I don’t have an MBA. Just an entrepreneur at heart who runs a successful e-commerce solutions for mid-size enterprises over a dozen years. This is actually our 18th year in business! As the owner and chief software and solutions architect, I learned to practice the following management techniques.
Shrink the TODO List!
Typical managers like to grow the to do list for the team in every meeting. I learned that if I help reduce the to do list for my team Instead then the morale becomes stronger and their confidence in my Leader ship becomes stronger as well.
As a manager if I am always reducing people’s TODO list by helping them get things done in a collaborative way, I noticed staff has genuine interest in meeting with me.
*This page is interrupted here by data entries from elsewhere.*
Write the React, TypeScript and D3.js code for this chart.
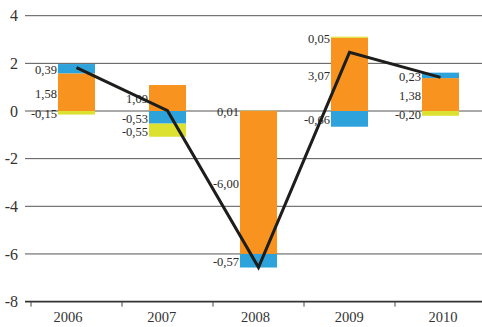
import React, { useEffect } from "react";
import * as d3 from "d3";

// Contributions by component, per year
const years = ["2006", "2007", "2008", "2009", "2010"];
const orangeSeries = [1.58, 1.09, -6.0, 3.07, 1.38];
const blueSeries = [0.39, -0.53, -0.57, -0.66, 0.23];
const yellowSeries = [-0.15, -0.55, 0.01, 0.05, -0.2];
const yTicks = [4, 2, 0, -2, -4, -6, -8];

const W = 482;
const H = 327;
const gridLeft = 25;
const gridRight = 482;
const font = "Liberation Serif, DejaVu Serif, serif";

const seriesKeys = ["orange", "blue", "yellow"] as const;
const colors: Record<string, string> = {
  orange: "#F7931E",
  blue: "#2EA3DB",
  yellow: "#DCE02E",
};

const fmt = (v: number) => v.toFixed(2).replace(".", ",");

export default function App() {
  useEffect(() => {
    document.body.style.margin = "0";
  }, []);

  const rows = years.map((year, i) => ({
    year,
    orange: orangeSeries[i],
    blue: blueSeries[i],
    yellow: yellowSeries[i],
  }));

  const stacked = d3
    .stack<any>()
    .keys(seriesKeys as unknown as string[])
    .offset(d3.stackOffsetDiverging)(rows);

  const totals = rows.map((r) => r.orange + r.blue + r.yellow);

  const x = d3
    .scaleBand<string>()
    .domain(years)
    .range([31, 486])
    .paddingInner(0.593)
    .paddingOuter(0.2965);

  const xLabel = d3.scaleBand<string>().domain(years).range([21, 490]);

  const y = d3.scaleLinear().domain([-8, 4]).range([301.6, 15.7]);

  // value labels: centred on their segment, then spread apart within each column
  const labels: { year: string; key: string; v: number; cy: number }[] = [];
  years.forEach((year, i) => {
    const col = stacked
      .map((s) => {
        const [a, b] = s[i];
        return { year, key: s.key, v: rows[i][s.key as "orange"], cy: (y(a) + y(b)) / 2 };
      })
      .sort((p, q) => p.cy - q.cy);
    for (let k = 1; k < col.length; k++) {
      if (col[k].cy - col[k - 1].cy < 13) col[k].cy = col[k - 1].cy + 13;
    }
    labels.push(...col);
  });

  const line = d3
    .line<number>()
    .x((_, i) => (x(years[i]) as number) + x.bandwidth() / 2)
    .y((d) => y(d));

  const ticksX = years.map((yr) => (x(yr) as number) - (x.step() - x.bandwidth()) / 2);

  const textStyle = { fontFamily: font };

  return (
    <svg width={W} height={H} style={{ display: "block", fontFamily: font }}>
      {yTicks.map((t) => (
        <g key={t}>
          <line
            x1={gridLeft}
            x2={gridRight}
            y1={y(t)}
            y2={y(t)}
            stroke={t === -8 ? "#333" : "#555"}
            strokeWidth={t === -8 ? 1.6 : 1}
          />
          <text
            x={18}
            y={y(t)}
            dy="0.35em"
            textAnchor="end"
            fontSize={16}
            fill="#333"
            style={textStyle}
          >
            {t}
          </text>
        </g>
      ))}

      {ticksX.map((tx, i) => (
        <line key={i} x1={tx} x2={tx} y1={y(-8)} y2={y(-8) + 5} stroke="#444" strokeWidth={1} />
      ))}

      {years.map((yr) => (
        <text
          key={yr}
          x={(xLabel(yr) as number) + xLabel.bandwidth() / 2}
          y={322}
          textAnchor="middle"
          fontSize={14.5}
          fill="#333"
          style={textStyle}
        >
          {yr}
        </text>
      ))}

      {stacked.map((s) =>
        s.map((d, i) => (
          <rect
            key={s.key + i}
            x={x(years[i])}
            width={x.bandwidth()}
            y={y(Math.max(d[0], d[1]))}
            height={Math.abs(y(d[0]) - y(d[1]))}
            fill={colors[s.key]}
          />
        ))
      )}

      {labels.map((l) => (
        <text
          key={l.year + l.key}
          x={(x(l.year) as number) - 1}
          y={l.cy + 1}
          dy="0.35em"
          textAnchor="end"
          fontSize={12.5}
          fill="#2a2a2a"
          style={textStyle}
        >
          {fmt(l.v)}
        </text>
      ))}

      <path d={line(totals) as string} fill="none" stroke="#1d1d1b" strokeWidth={3} />
    </svg>
  );
}
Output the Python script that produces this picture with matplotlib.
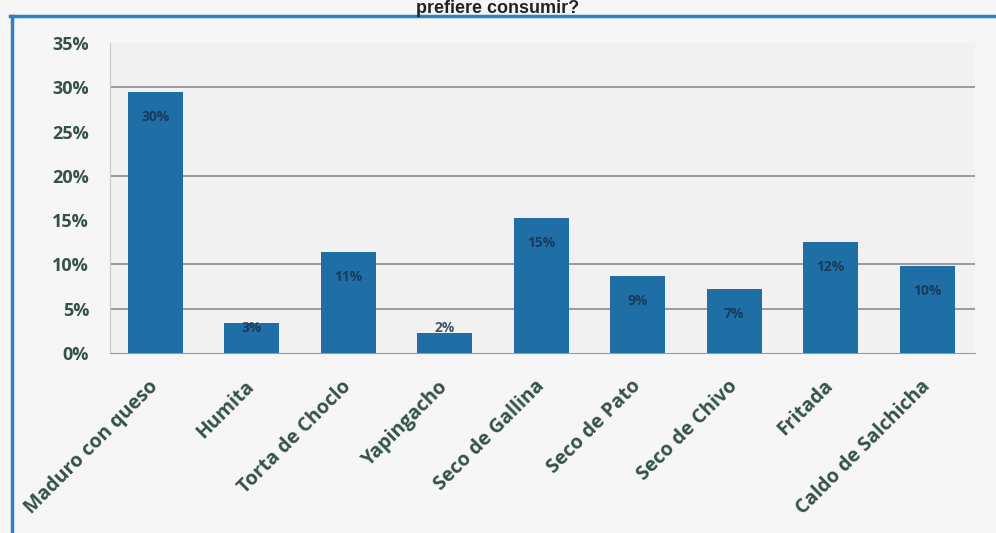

Why won’t You want to loose an item or two meeting with your boss and not the other way?
Trust comes from delegation. Delegate responsibilities and good people will perform them well.
No one likes to boring tasks that can be automated. We accept a repeat job no more than three or four times. Then we start thinking about automation and if possible we automate as much as possible.
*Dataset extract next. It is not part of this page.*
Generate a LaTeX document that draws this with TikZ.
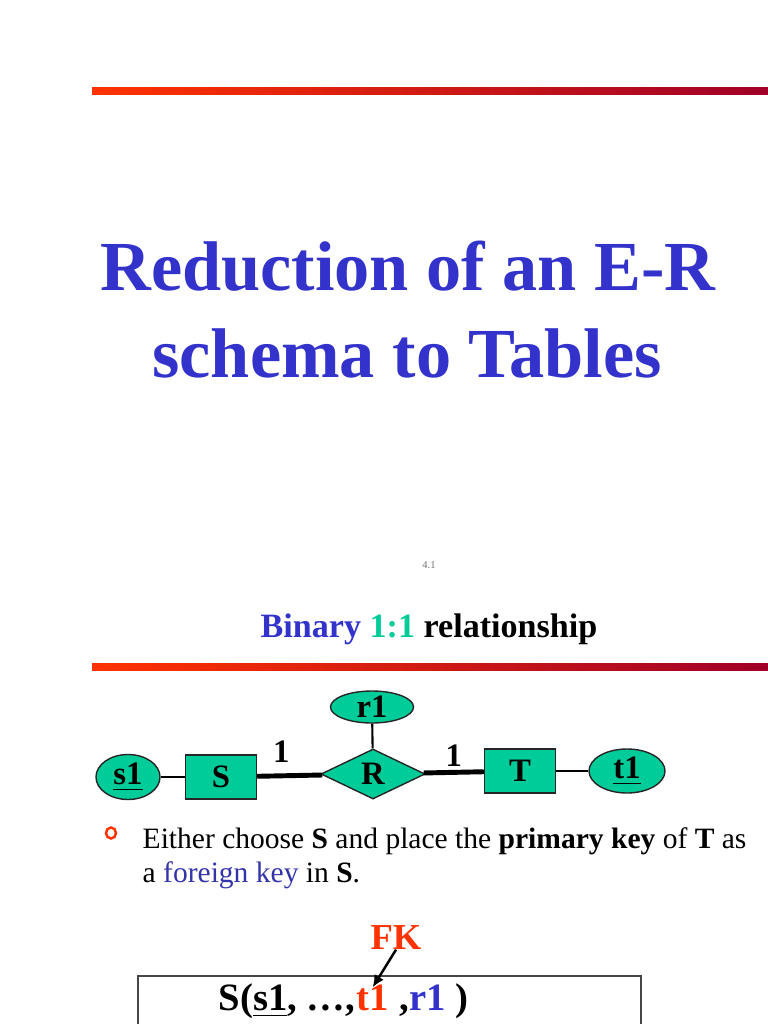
\documentclass[tikz,border=0pt]{standalone}
\usepackage{fontspec}
\setmainfont{Liberation Serif}
\usetikzlibrary{arrows.meta,shapes.geometric}
\definecolor{erfill}{RGB}{0,204,153}
\definecolor{titleblue}{RGB}{51,51,204}
\definecolor{keyblue}{RGB}{51,51,170}
\definecolor{fkred}{RGB}{255,51,0}
\definecolor{barleft}{RGB}{255,51,0}
\definecolor{barright}{RGB}{160,0,40}
\definecolor{boxgray}{RGB}{70,70,70}
\tikzset{
  erlabel/.style={font=\fontsize{9.3}{11}\selectfont\bfseries, text=black},
  entity/.style={erlabel, draw=black!85, fill=erfill, rectangle, inner sep=0pt,
    minimum width=0.71cm, minimum height=0.44cm},
  attrib/.style={erlabel, draw=black!85, fill=erfill, ellipse, inner sep=0pt,
    minimum height=0.44cm},
  relship/.style={erlabel, draw=black!85, fill=erfill, diamond, aspect=2, inner sep=0pt,
    minimum width=1.04cm, minimum height=0.5cm},
  thin link/.style={line width=0.6pt},
  heavy link/.style={line width=1.4pt},
  fkarrow/.style={-{Latex[length=1.2mm,width=1.1mm]}, line width=0.7pt},
  bar/.style={left color=barleft, right color=barright, draw=none},
  bullettext/.style={anchor=base west, inner sep=0pt, font=\fontsize{8.4}{10}\selectfont}
}

\begin{document}
\begin{tikzpicture}[x=0.01cm, y=-0.01cm]
  \useasboundingbox (0,0) rectangle (768,1024);

  \shade[bar] (92,87) rectangle (768,94);
  \node[anchor=base, text=titleblue, font=\fontsize{20}{24}\selectfont\bfseries] (titleA) at (408,290) {Reduction of an E-R};
  \node[anchor=base, text=titleblue, font=\fontsize{20}{24}\selectfont\bfseries] (titleB) at (407,377) {schema to Tables};
  \node[text=black!55, font=\fontsize{3}{4}\selectfont] (slideno) at (429,565) {4.1};

  \node[anchor=base, font=\fontsize{9.7}{12}\selectfont\bfseries] (subtitle) at (429,637)
    {\textcolor{titleblue}{Binary} \textcolor{erfill}{1:1} relationship};
  \shade[bar] (92,663) rectangle (768,670);

  \node[attrib, minimum width=0.64cm, minimum height=0.45cm] (s1) at (128,777) {\underline{s1}};
  \node[entity] (S) at (221,777) {S};
  \node[relship] (R) at (373,774) {R};
  \node[attrib, minimum width=0.83cm, minimum height=0.32cm] (r1) at (372,707) {r1};
  \node[entity] (T) at (520,771) {T};
  \node[attrib, minimum width=0.76cm] (t1) at (627,771) {\underline{t1}};

  \draw[thin link] (s1) -- (S);
  \draw[heavy link] (S) -- node[erlabel, pos=0.37, above, inner sep=3pt] {1} (R);
  \draw[heavy link] (R) -- node[erlabel, pos=0.5, above, inner sep=1pt] {1} (T);
  \draw[thin link] (T) -- (t1);
  \draw[thin link] (r1) -- (R);

  \draw[fkred, line width=0.7pt] (111,833) ellipse (5 and 5.5);
  \node[bullettext] (lineA) at (142,848)
    {Either choose \textbf{S} and place the \textbf{primary key} of \textbf{T} as};
  \node[bullettext] (lineB) at (142,882)
    {a \textcolor{keyblue}{foreign key} in \textbf{S}.};

  \node[anchor=base, text=fkred, font=\fontsize{10.4}{12}\selectfont\bfseries, inner sep=0pt] (fk) at (396,949) {FK};
  \node[draw=boxgray, line width=0.6pt, anchor=north west, minimum width=5.03cm, minimum height=0.8cm] (relbox) at (137,975) {};
  \node[anchor=base west, inner sep=0pt, font=\fontsize{11}{13}\selectfont\bfseries] (relhead) at (218,1010) {S(\underline{s1}, …,};
  \node[anchor=base west, inner sep=0pt, text=fkred, font=\fontsize{11}{13}\selectfont\bfseries] (fkcol) at (relhead.base east) {t1};
  \node[anchor=base west, inner sep=0pt, font=\fontsize{11}{13}\selectfont\bfseries] (reltail) at (fkcol.base east) {\ ,\textcolor{titleblue}{r1} )};
  \draw[fkarrow] (fk.south) -- ([yshift=-1pt]fkcol.north);
\end{tikzpicture}
\end{document}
Less chores in life is a life with choice!
Smart, skilled people never like to be managed in the first place. Micromanaging smart people is 100% time counter productive.
Most people dread meetings. You can get most of what you need from others via short phone calls, chat and emails.
Find Common Connections
Chances are there are some common things that you can identify to talk about and share if you get to know people. This creates personal connections that can grow bonds between people who are professionally maintaining friendly co-worker relationships.
I have managed people who work in senior engineering role in Medium; I have managed software engineers who ranked high in Association of Computing Machinaries (ACM) contests; I have also managed people who went to state universities like I did. The range of caliber varies widely but I have always been able to get things done and haven’t received a bad review myself on exit interviews. On the contrary, I have maintained good relationships with more the. 70% of my ex-employees on a personal level. There were some bad apples but that’s expected in life.
The most important action a manager can take is to accommodate people’s life events and use adaptive planning vs hardcore, rigid ones.
Our master plans only amuse the God and none.
I continue to learn how to improve my role as a small team manager through feedback but most importantly, I care about my fellow humans who share a working relationship with me and my company.
Most people want to do a good job given the opportunity.